**EXERCISE REQUIREMENTS:** Exactly retype the opening line of the entries and every line after it, ending with the line that contains "0.695, 0.65, 0.65]". Skip all pictures.
** START OF INFORMATION GIVEN **
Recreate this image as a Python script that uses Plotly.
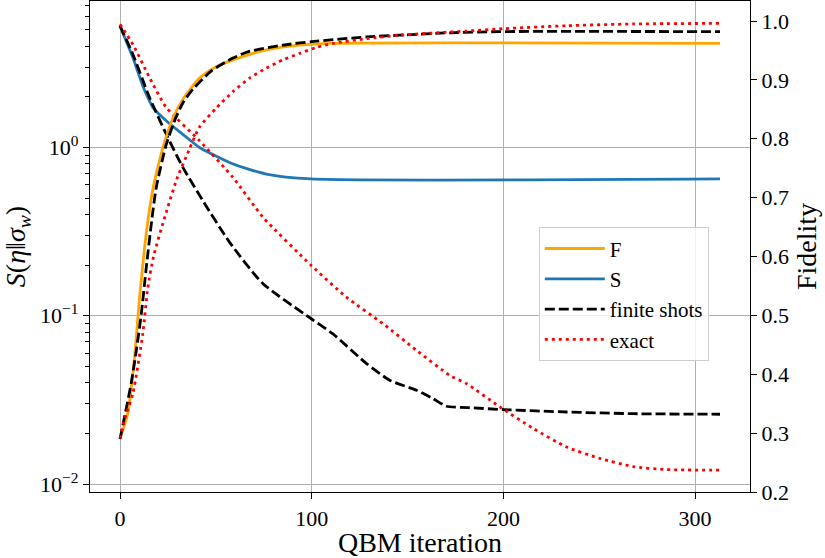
import plotly.graph_objects as go

# ---------------- data ----------------
# Relative entropy S (left, log axis)
s_iter = [0, 6.7, 11.9, 15.4, 17.1, 24.1, 34.6, 41.5, 58.7, 76.3, 99.8, 313]
s_model = [5.27, 3.42, 2.32, 1.89, 1.73, 1.44, 1.15, 1.0, 0.80, 0.695, 0.65, 0.65]

fs_iter = [0, 6.7, 15.4, 24.1, 32.8, 43.2, 57.2, 74.6, 99.8, 111.1, 128.6, 140.7,
           154.7, 163.3, 170.3, 180.8, 200.3, 233, 267.8, 313]
fs_S = [5.27, 3.58, 1.98, 1.20, 0.761, 0.483, 0.273, 0.155, 0.096, 0.078, 0.052, 0.0414,
        0.0361, 0.0322, 0.029, 0.0285, 0.0277, 0.0268, 0.0262, 0.026]

ex_iter = [0, 6.7, 15.4, 24.1, 41.5, 58.9, 74.6, 99.8, 118.1, 137.2, 154.7, 172,
           180.8, 198.2, 215.6, 233, 250.4, 267.8, 285.2, 313]
ex_S = [5.39, 4.10, 2.60, 1.73, 1.096, 0.664, 0.385, 0.199, 0.129, 0.0897, 0.0623, 0.0443,
        0.0395, 0.0287, 0.0214, 0.0166, 0.0142, 0.0127, 0.0122, 0.0121]

# Fidelity F (right axis)
f_iter = [0, 4, 7.6, 10.2, 13, 15.4, 17.5, 20, 22.3, 25, 28, 33, 41.5, 50, 59, 76.3, 93.7, 111, 313]
f_model = [0.291, 0.333, 0.429, 0.53, 0.62, 0.68, 0.72, 0.755, 0.784, 0.812, 0.838, 0.868,
           0.903, 0.922, 0.934, 0.951, 0.959, 0.962, 0.962]

ff_iter = [0, 5.8, 8.5, 11.1, 13.7, 16.5, 18.9, 24.1, 29, 33, 38, 48, 58.9, 67, 85, 100,
           128.6, 146, 172, 198, 313]
ff_F = [0.29, 0.384, 0.44, 0.502, 0.581, 0.66, 0.717, 0.79, 0.835, 0.862, 0.884, 0.916,
        0.937, 0.948, 0.959, 0.965, 0.973, 0.976, 0.980, 0.982, 0.982]

ef_iter = [0, 2.3, 6.7, 11.9, 14.5, 17.5, 24.1, 30, 34.6, 41.5, 50.2, 58.9, 67.6, 76.3, 85,
           93.7, 102.4, 111.1, 128.6, 146, 180.8, 200.3, 233, 267.8, 313]
ef_F = [0.291, 0.322, 0.367, 0.469, 0.547, 0.6, 0.675, 0.735, 0.77, 0.82, 0.852, 0.88, 0.903,
        0.92, 0.934, 0.945, 0.955, 0.962, 0.970, 0.976, 0.983, 0.987, 0.992, 0.995, 0.996]

x_ticks = [0, 100, 200, 300]
y_ticks = [0.01, 0.1, 1]
y_ticktext = ["10<sup>−2</sup>", "10<sup>−1</sup>", "10<sup>0</sup>"]
y_minor = [m * 10.0 ** e for e in (-2, -1, 0) for m in range(2, 10)]
f_ticks = [0.2, 0.3, 0.4, 0.5, 0.6, 0.7, 0.8, 0.9, 1.0]

ORANGE = "#ffa500"
BLUE = "#1f77b4"
FONT = "'Liberation Serif', 'Times New Roman', 'DejaVu Serif', serif"
LW = 2.8
SHAPE = dict(shape="spline", smoothing=0.6)

fig = go.Figure()
# left-axis traces
fig.add_trace(go.Scatter(x=s_iter, y=s_model, mode="lines", name="S", legendrank=2,
                         line=dict(color=BLUE, width=LW, **SHAPE)))
fig.add_trace(go.Scatter(x=fs_iter, y=fs_S, mode="lines", name="finite shots", legendrank=3,
                         line=dict(color="black", width=LW, dash="10px,4px", **SHAPE)))
fig.add_trace(go.Scatter(x=ex_iter, y=ex_S, mode="lines", name="exact", legendrank=4,
                         line=dict(color="red", width=LW, dash="3px,4px", **SHAPE)))
# right-axis traces
fig.add_trace(go.Scatter(x=f_iter, y=f_model, mode="lines", name="F", legendrank=1, yaxis="y2",
                         line=dict(color=ORANGE, width=LW, **SHAPE)))
fig.add_trace(go.Scatter(x=ff_iter, y=ff_F, mode="lines", showlegend=False, yaxis="y2",
                         line=dict(color="black", width=LW, dash="10px,4px", **SHAPE)))
fig.add_trace(go.Scatter(x=ef_iter, y=ef_F, mode="lines", showlegend=False, yaxis="y2",
                         line=dict(color="red", width=LW, dash="3px,4px", **SHAPE)))

axis_common = dict(showline=True, linecolor="black", linewidth=1.2, ticks="outside",
                   ticklen=6, tickwidth=1.2, tickcolor="black", zeroline=False,
                   tickfont=dict(family=FONT, size=22, color="black"))

fig.update_layout(
    width=825, height=558, autosize=False,
    margin=dict(l=90, r=75, t=1, b=66, pad=0),
    paper_bgcolor="white", plot_bgcolor="white",
    font=dict(family=FONT, color="black"),
    xaxis=dict(range=[-15.65, 328.65], tickvals=x_ticks, showgrid=True, gridcolor="#b0b0b0",
               gridwidth=1, mirror=True,
               title=dict(text="QBM iteration", font=dict(family=FONT, size=28), standoff=4),
               **axis_common),
    yaxis=dict(type="log", range=[-2.047, 0.87], tickvals=y_ticks, ticktext=y_ticktext,
               showgrid=True, gridcolor="#b0b0b0", gridwidth=1,
               minor=dict(tickvals=y_minor, ticks="outside", ticklen=3.5, tickwidth=1,
                          tickcolor="black", showgrid=False),
               title=dict(text="<i>S</i>(<i>η</i>‖<i>σ<sub>w</sub></i>)",
                          font=dict(family=FONT, size=28), standoff=6),
               **axis_common),
    yaxis2=dict(overlaying="y", side="right", range=[0.2, 1.034], tickvals=f_ticks,
                tickformat=".1f", showgrid=False,
                title=dict(text="Fidelity", font=dict(family=FONT, size=28), standoff=8),
                **axis_common),
    legend=dict(x=0.68, y=0.539, xanchor="left", yanchor="top",
                bgcolor="rgba(255,255,255,0.8)", bordercolor="#cccccc", borderwidth=1,
                font=dict(family=FONT, size=21, color="black"),
                traceorder="normal", itemwidth=60),
)

fig.write_html("out.html")
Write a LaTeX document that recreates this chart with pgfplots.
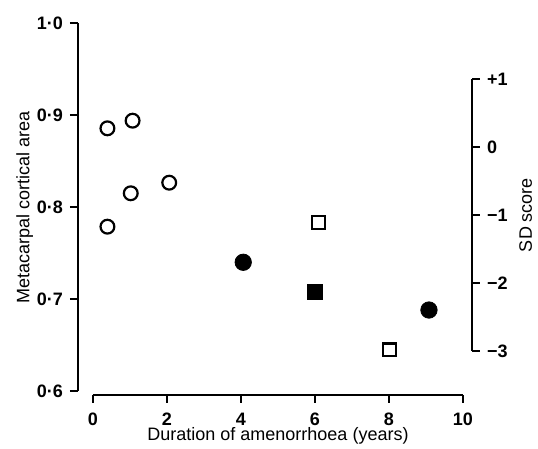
\documentclass[border=0pt]{standalone}
\usepackage{pgfplots}
\pgfplotsset{compat=1.18}
\usepackage{fontspec}
\setmainfont{Liberation Sans}

% 1 px of the reference = 0.5pt here
\pgfplotsset{
  axisbase/.style={
    scale only axis,
    anchor=south west,
    axis line style={-, line width=1.4pt},
    tick style={line width=1.2pt, black},
    tick align=outside,
    major tick length=4pt,
    ticklabel style={font=\fontsize{9}{10}\selectfont\bfseries},
    label style={font=\fontsize{9}{10}\selectfont},
  },
}

\begin{document}
\begin{tikzpicture}
\useasboundingbox (0,0) rectangle (269pt,224.5pt);

% data
\begin{axis}[
  at={(39pt,27pt)}, anchor=south west, scale only axis,
  width=197pt, height=186pt,
  xmin=-0.4054, xmax=10.2432, ymin=0.59565, ymax=1.0,
  hide axis, clip=false,
]
\addplot[only marks, mark=o, mark size=3.45pt, line width=1.1pt]
  coordinates {(0.39,0.8855) (1.07,0.8938) (2.06,0.8264) (1.02,0.8149) (0.39,0.7786)};
\addplot[only marks, mark=*, mark size=4.1pt, fill=black]
  coordinates {(4.06,0.7399) (9.08,0.6880)};
\addplot[only marks, mark=square, mark size=3.2pt, line width=1.1pt, mark options={rounded corners=0.8pt}]
  coordinates {(6.09,0.7829) (8.01,0.6446)};
\addplot[only marks, mark=square*, mark size=3.9pt, fill=black, mark options={rounded corners=1pt}]
  coordinates {(6.00,0.7079)};
\end{axis}

% x axis
\begin{axis}[
  axisbase, at={(46.5pt,27pt)},
  width=185pt, height=10pt,
  xmin=0, xmax=10, ymin=0, ymax=1,
  axis x line*=bottom, hide y axis,
  xtick={0,2,4,6,8,10},
  xticklabels={0,2,4,6,8,10},
  xticklabel style={yshift=-1.5pt},
  xlabel={Duration of amenorrhoea (years)},
  xlabel shift=-6pt,
]
\end{axis}

% left y axis
\begin{axis}[
  axisbase, at={(39pt,29pt)},
  width=10pt, height=184pt,
  xmin=0, xmax=1, ymin=0.6, ymax=1.0,
  axis y line*=left, hide x axis,
  ytick={0.6,0.7,0.8,0.9,1.0},
  yticklabels={0·6,0·7,0·8,0·9,1·0},
  ylabel={Metacarpal cortical area},
  ylabel shift=-5pt,
]
\end{axis}

% right y axis (SD score)
\begin{axis}[
  axisbase, at={(226pt,49pt)},
  width=10pt, height=136pt,
  xmin=0, xmax=1, ymin=-3, ymax=1,
  axis y line*=right, hide x axis,
  ytick={-3,-2,-1,0,1},
  yticklabels={−3,−2,−1,0,+1},
  ylabel={SD score},
  ylabel shift=-1pt,
]
\end{axis}
\end{tikzpicture}
\end{document}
** END OF INFORMATION GIVEN **
**COMPLETED EXERCISE:**
Recreate this image as a Python script that uses Plotly.
import plotly.graph_objects as go

# ---------------- data ----------------
# Relative entropy S (left, log axis)
s_iter = [0, 6.7, 11.9, 15.4, 17.1, 24.1, 34.6, 41.5, 58.7, 76.3, 99.8, 313]
s_model = [5.27, 3.42, 2.32, 1.89, 1.73, 1.44, 1.15, 1.0, 0.80, 0.695, 0.65, 0.65]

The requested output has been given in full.